Extract the first line of the entries below and every line after it up to the one containing "fontsize=6.5, fontweight='bold', zorder=3)", both kept. Pictures are excluded.

(Charts and diagrams as code)
## start

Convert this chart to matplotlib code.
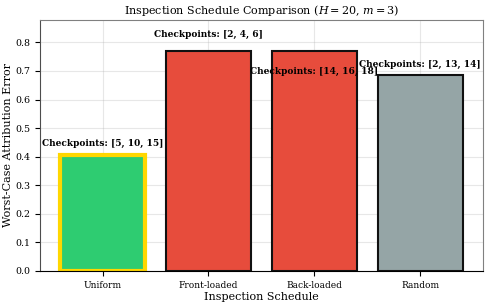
import matplotlib
matplotlib.use("Agg")
import matplotlib.pyplot as plt
import numpy as np

plt.rcParams['font.family'] = 'DejaVu Serif'
plt.rcParams['mathtext.fontset'] = 'dejavuserif'

# data
schedules = ['Uniform', 'Front-loaded', 'Back-loaded', 'Random']
errors = [0.406, 0.771, 0.771, 0.686]
checkpoints = ['[5, 10, 15]', '[2, 4, 6]', '[14, 16, 18]', '[2, 13, 14]']
label_y = [0.446, 0.828, 0.697, 0.722]  # where the annotation text sits
colors = ['#2ecc71', '#e74c3c', '#e74c3c', '#95a5a6']
edges = ['#FFD700', '#111111', '#111111', '#111111']
widths = [3, 1.5, 1.5, 1.5]

fig, ax = plt.subplots(figsize=(4.9, 3.06), dpi=100)
x = np.arange(len(schedules))
bars = ax.bar(x, errors, width=0.8, color=colors, edgecolor=edges, linewidth=widths, zorder=2)

for xi, ly, cp in zip(x, label_y, checkpoints):
    ax.text(xi, ly, 'Checkpoints: ' + cp, ha='center', va='center',
            fontsize=6.5, fontweight='bold', zorder=3)

ax.set_xticks(x)
ax.set_xticklabels(schedules, fontsize=6.5)
ax.tick_params(axis='y', labelsize=6.8)
ax.set_ylim(0, max(errors) * 1.14)
ax.set_xlabel('Inspection Schedule', fontsize=8, labelpad=2)
ax.set_ylabel('Worst-Case Attribution Error', fontsize=8, labelpad=2)
ax.set_title(r'Inspection Schedule Comparison ($H=20$, $m=3$)', fontsize=8, pad=4)
ax.grid(True, alpha=0.3, zorder=0)
ax.set_axisbelow(True)
ax.spines['bottom'].set_color('black')
ax.spines['left'].set_color('0.3')
ax.spines['top'].set_color('0.5')
ax.spines['right'].set_color('0.5')

plt.subplots_adjust(left=0.082, right=0.985, top=0.935, bottom=0.115)
plt.savefig('out.png', dpi=100)
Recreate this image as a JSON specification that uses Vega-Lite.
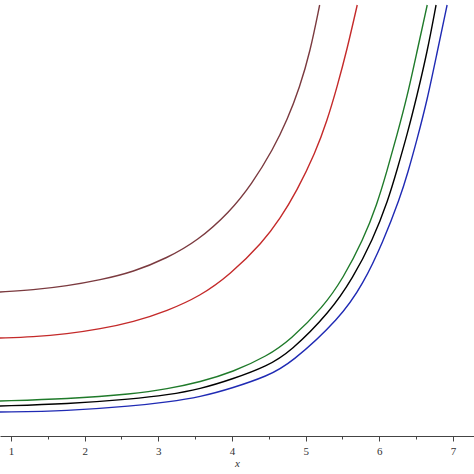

## end

THE RESPONSE
Convert this chart to matplotlib code.
import matplotlib
matplotlib.use("Agg")
import matplotlib.pyplot as plt
import numpy as np

plt.rcParams['font.family'] = 'DejaVu Serif'
plt.rcParams['mathtext.fontset'] = 'dejavuserif'

# data
schedules = ['Uniform', 'Front-loaded', 'Back-loaded', 'Random']
errors = [0.406, 0.771, 0.771, 0.686]
checkpoints = ['[5, 10, 15]', '[2, 4, 6]', '[14, 16, 18]', '[2, 13, 14]']
label_y = [0.446, 0.828, 0.697, 0.722]  # where the annotation text sits
colors = ['#2ecc71', '#e74c3c', '#e74c3c', '#95a5a6']
edges = ['#FFD700', '#111111', '#111111', '#111111']
widths = [3, 1.5, 1.5, 1.5]

fig, ax = plt.subplots(figsize=(4.9, 3.06), dpi=100)
x = np.arange(len(schedules))
bars = ax.bar(x, errors, width=0.8, color=colors, edgecolor=edges, linewidth=widths, zorder=2)

for xi, ly, cp in zip(x, label_y, checkpoints):
    ax.text(xi, ly, 'Checkpoints: ' + cp, ha='center', va='center',
            fontsize=6.5, fontweight='bold', zorder=3)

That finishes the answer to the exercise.